- [Figure scripts]:
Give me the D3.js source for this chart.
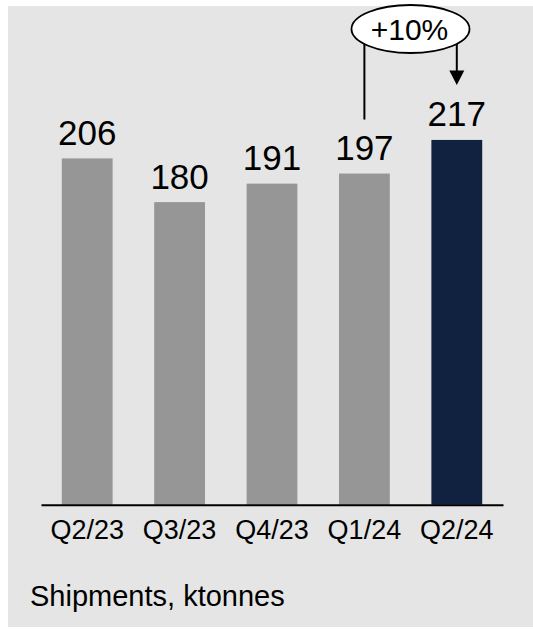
<!DOCTYPE html>
<html>
<head>
<meta charset="utf-8">
<script src="https://cdn.jsdelivr.net/npm/d3@7/dist/d3.min.js"></script>
<style>
  html, body { margin: 0; padding: 0; background: #ffffff; }
  svg { display: block; font-family: "Liberation Sans", Arial, sans-serif; }
</style>
</head>
<body>
<svg id="chart" width="533" height="629"></svg>
<script>
// Quarterly shipments
const quarters = ["Q2/23", "Q3/23", "Q4/23", "Q1/24", "Q2/24"];
const shipments = [206, 180, 191, 197, 217];
const footnote = "Shipments, ktonnes";

const svg = d3.select("#chart");
const W = 533, H = 629;

// panel background
svg.append("rect")
  .attr("x", 8).attr("y", 6)
  .attr("width", W - 8).attr("height", 621)
  .attr("fill", "#e5e5e5");

const x = d3.scaleBand()
  .domain(quarters)
  .range([41, 503])
  .paddingInner(0.45)
  .paddingOuter(0.225);

const baseY = 504.7;
const y = d3.scaleLinear()
  .domain([0, 300])
  .range([baseY, baseY - 1.681 * 300]);

const data = quarters.map((q, i) => ({ q, v: shipments[i], last: i === quarters.length - 1 }));

// bars
svg.append("g").selectAll("rect")
  .data(data)
  .join("rect")
  .attr("x", d => x(d.q))
  .attr("y", d => y(d.v))
  .attr("width", x.bandwidth())
  .attr("height", d => y(0) - y(d.v))
  .attr("fill", d => d.last ? "#112240" : "#969696");

// value labels
svg.append("g").selectAll("text")
  .data(data)
  .join("text")
  .attr("x", d => x(d.q) + x.bandwidth() / 2)
  .attr("y", d => y(d.v) - 13.5)
  .attr("text-anchor", "middle")
  .attr("font-size", 35)
  .attr("fill", "#000")
  .text(d => d.v);

// baseline axis
const axis = d3.axisBottom(x).tickSize(0).tickPadding(0);
const ax = svg.append("g")
  .attr("transform", `translate(0,${baseY})`)
  .call(axis);
ax.select(".domain").attr("stroke", "#000").attr("stroke-width", 2);
ax.selectAll(".tick text")
  .attr("font-family", "Liberation Sans, Arial, sans-serif")
  .attr("font-size", 27)
  .attr("fill", "#000")
  .attr("dy", null)
  .attr("y", 34.5);

// growth annotation between the last two quarters
const a = data[3], b = data[4];
const growth = Math.round((b.v - a.v) / a.v * 100);
const cx = 410.5, cy = 29, rx = 59, ry = 24;
const edgeY = px => cy + ry * Math.sqrt(1 - Math.pow((px - cx) / rx, 2));
const xa = x(a.q) + x.bandwidth() / 2;
const xb = x(b.q) + x.bandwidth() / 2;

svg.append("line")
  .attr("x1", xa).attr("x2", xa)
  .attr("y1", edgeY(xa)).attr("y2", y(a.v) - 54)
  .attr("stroke", "#000").attr("stroke-width", 2);

const tipY = y(b.v) - 55;
svg.append("line")
  .attr("x1", xb).attr("x2", xb)
  .attr("y1", edgeY(xb)).attr("y2", tipY - 12)
  .attr("stroke", "#000").attr("stroke-width", 2);
svg.append("path")
  .attr("d", `M${xb - 7.5},${tipY - 14.5} L${xb + 7.5},${tipY - 14.5} L${xb},${tipY} Z`)
  .attr("fill", "#000");

svg.append("ellipse")
  .attr("cx", cx).attr("cy", cy)
  .attr("rx", rx).attr("ry", ry)
  .attr("fill", "#fff")
  .attr("stroke", "#000").attr("stroke-width", 1.8);
svg.append("text")
  .attr("x", cx - 1).attr("y", 40)
  .attr("text-anchor", "middle")
  .attr("font-size", 30)
  .attr("fill", "#000")
  .text(`+${growth}%`);

// unit note
svg.append("text")
  .attr("x", 30).attr("y", 606)
  .attr("font-size", 29)
  .attr("fill", "#000")
  .text(footnote);
</script>
</body>
</html>
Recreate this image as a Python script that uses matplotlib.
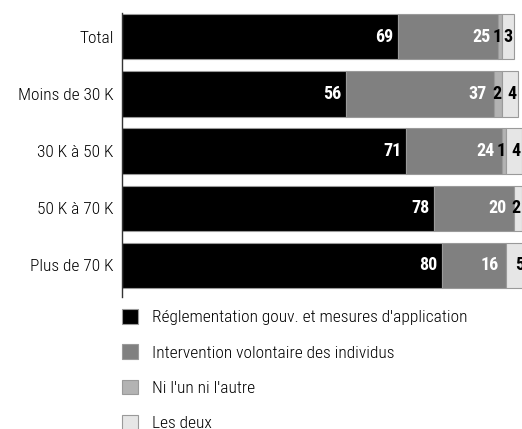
import matplotlib.pyplot as plt
import numpy as np
from matplotlib.patches import Patch

plt.rcParams["font.family"] = ["Roboto Condensed", "DejaVu Sans"]

groups = ["Total", "Moins de 30 K", "30 K à 50 K", "50 K à 70 K", "Plus de 70 K"]
series = ["Réglementation gouv. et mesures d'application",
          "Intervention volontaire des individus",
          "Ni l'un ni l'autre",
          "Les deux"]
reglementation = [69, 56, 71, 78, 80]
volontaire = [25, 37, 24, 20, 16]
ni_lun = [1, 2, 1, 0, 0]
les_deux = [3, 4, 4, 2, 5]

colors = ["#000000", "#808080", "#b3b3b3", "#e6e6e6"]
text_colors = ["white", "white", "black", "black"]
label_pad = [-3.5, -5.5, -0.5, -1.0]

fig = plt.figure(figsize=(5.22, 4.29), dpi=100)
ax = fig.add_axes([122 / 522, 1 - 297 / 429, 400 / 522, 284 / 429])

y = np.arange(len(groups))
left = np.zeros(len(groups))
for name, vals, col, tcol, pad in zip(series, [reglementation, volontaire, ni_lun, les_deux],
                                       colors, text_colors, label_pad):
    vals = np.array(vals, dtype=float)
    ax.barh(y, vals, left=left, height=0.79, color=col, edgecolor="#9a9a9a", linewidth=0.8,
            label=name)
    for i, v in enumerate(vals):
        if v > 0:
            ax.annotate(f"{int(v)}", (left[i] + v, y[i]), xytext=(pad, 0), textcoords="offset points",
                        ha="right", va="center", color=tcol, fontsize=13, fontweight="bold",
                        annotation_clip=False)
    left += vals

ax.set_xlim(0, 100)
ax.set_ylim(4.56, -0.42)
ax.set_yticks(y, groups, fontsize=12.5, fontweight="light")
ax.tick_params(axis="y", length=0, pad=6)
ax.set_xticks([])
for side in ["top", "right", "bottom"]:
    ax.spines[side].set_visible(False)
ax.spines["left"].set_color("#333333")
ax.spines["left"].set_linewidth(1)

handles = [Patch(facecolor=c, edgecolor="#9a9a9a", linewidth=0.8) for c in colors]
leg = fig.legend(handles, series, loc="upper left", bbox_to_anchor=(122 / 522, 1 - 309 / 429),
                 frameon=False, fontsize=12.5, handlelength=0.92, handleheight=0.92,
                 handletextpad=0.8, labelspacing=1.1, borderaxespad=0, borderpad=0)
for t in leg.get_texts():
    t.set_fontweight("light")

fig.savefig("out.png", dpi=100)
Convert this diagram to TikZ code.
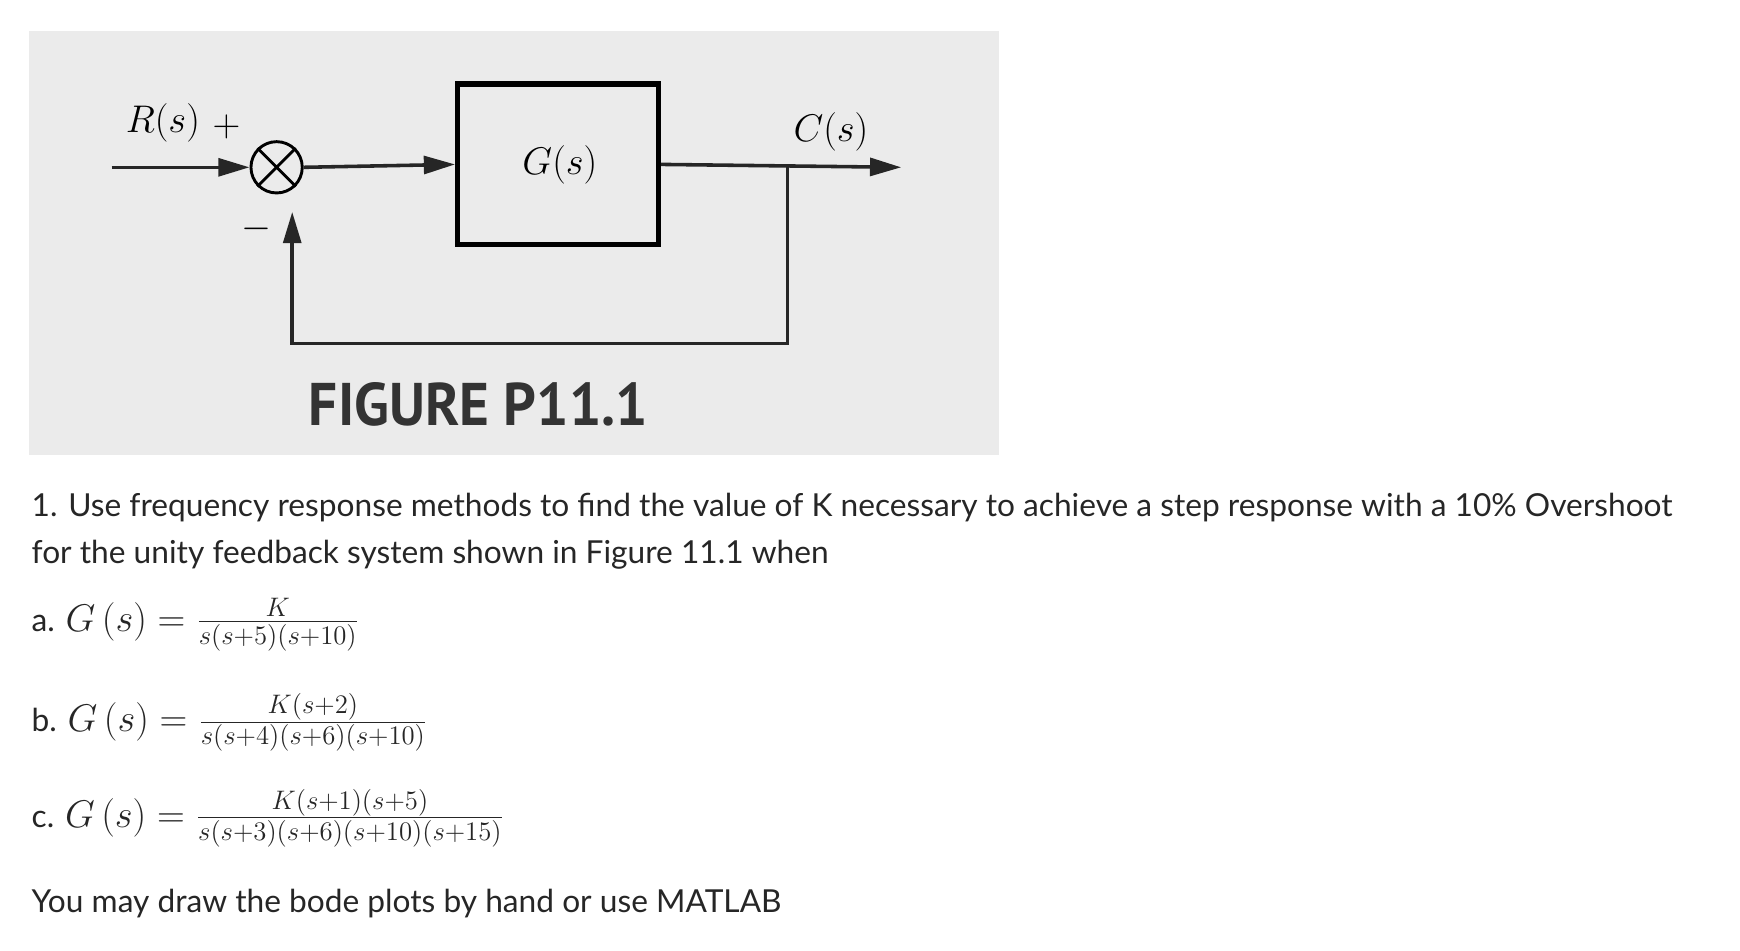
\documentclass[tikz,border=0pt]{standalone}
\usepackage{fontspec}
\setmainfont{Lato}
\newfontfamily\figfont{PT Sans}
\usetikzlibrary{arrows.meta}
\newcommand\mthsz{\fontsize{17}{20}\selectfont}
\begin{document}
\begin{tikzpicture}[x=0.5pt,y=-0.5pt,
  line/.style={line width=1.6pt,draw=black!85},
  arr/.style={line,-{Triangle[length=14pt,width=8pt]}},
  lbl/.style={font=\fontsize{18}{20}\selectfont,inner sep=0pt},
  body/.style={anchor=base west,inner sep=0pt,font=\fontsize{14.2}{17}\selectfont,text=black!85}]
\useasboundingbox (0,0) rectangle (1560,852);
\fill[black!8] (26,28) rectangle (896,408);
\node[draw,line width=1.3pt,circle,minimum size=23pt,inner sep=0pt] (sum) at (248,150) {};
\draw[line width=1.3pt] (sum.north west)--(sum.south east) (sum.north east)--(sum.south west);
\node[draw,line width=2.4pt,minimum width=90pt,minimum height=72pt,anchor=north west] (g) at (408,73) {};
\node[lbl] (gl) at (502,148) {$G(s)$};
\coordinate (in) at (100,150);
\coordinate (out) at (808,150);
\coordinate (br) at (706,150);
\coordinate (c1) at (706,308);
\coordinate (c2) at (262,308);
\coordinate (c3) at (262,190);
\draw[arr] (in) -- (sum.west);
\draw[arr] (sum.east) -- (g.west);
\draw[arr] (g.east) -- (out);
\draw[arr] (br) -- (c1) -- (c2) -- (c3);
\node[lbl] (r) at (146,110) {$R(s)$};
\node[lbl] (p) at (203,114) {$+$};
\node[lbl] (m) at (230,205) {$-$};
\node[lbl] (c) at (745,118) {$C(s)$};
\node[inner sep=0pt,font=\figfont\bfseries\fontsize{27}{29}\selectfont,text=black!80,xscale=0.95] (fig) at (429,363) {FIGURE P11.1};
\node[body] (t1) at (28,463) {1. Use frequency response methods to find the value of K necessary to achieve a step response with a 10\% Overshoot};
\node[body] (t2) at (28,505) {for the unity feedback system shown in Figure 11.1 when};
\node[body,anchor=west] (a) at (28,560) {a. {\mthsz$G\left(s\right)=\frac{K}{s(s+5)(s+10)}$}};
\node[body,anchor=west] (b) at (28,648) {b. {\mthsz$G\left(s\right)=\frac{K(s+2)}{s(s+4)(s+6)(s+10)}$}};
\node[body,anchor=west] (cc) at (28,734) {c. {\mthsz$G\left(s\right)=\frac{K(s+1)(s+5)}{s(s+3)(s+6)(s+10)(s+15)}$}};
\node[body] (t3) at (28,818) {You may draw the bode plots by hand or use MATLAB};
\end{tikzpicture}
\end{document}
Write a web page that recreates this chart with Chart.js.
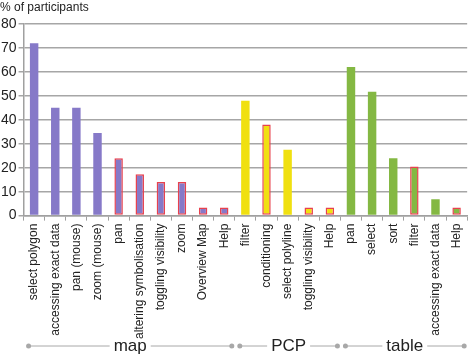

- [GOAL]:
Leave out the pictures. Transcribe only the lines above, from the first through the one that contains "const W = 533, H = 629;".

- [FULL RESPONSE]:
Give me the D3.js source for this chart.
<!DOCTYPE html>
<html>
<head>
<meta charset="utf-8">
<script src="https://cdn.jsdelivr.net/npm/d3@7/dist/d3.min.js"></script>
<style>
  html, body { margin: 0; padding: 0; background: #ffffff; }
  svg { display: block; font-family: "Liberation Sans", Arial, sans-serif; }
</style>
</head>
<body>
<svg id="chart" width="533" height="629"></svg>
<script>
// Quarterly shipments
const quarters = ["Q2/23", "Q3/23", "Q4/23", "Q1/24", "Q2/24"];
const shipments = [206, 180, 191, 197, 217];
const footnote = "Shipments, ktonnes";

const svg = d3.select("#chart");
const W = 533, H = 629;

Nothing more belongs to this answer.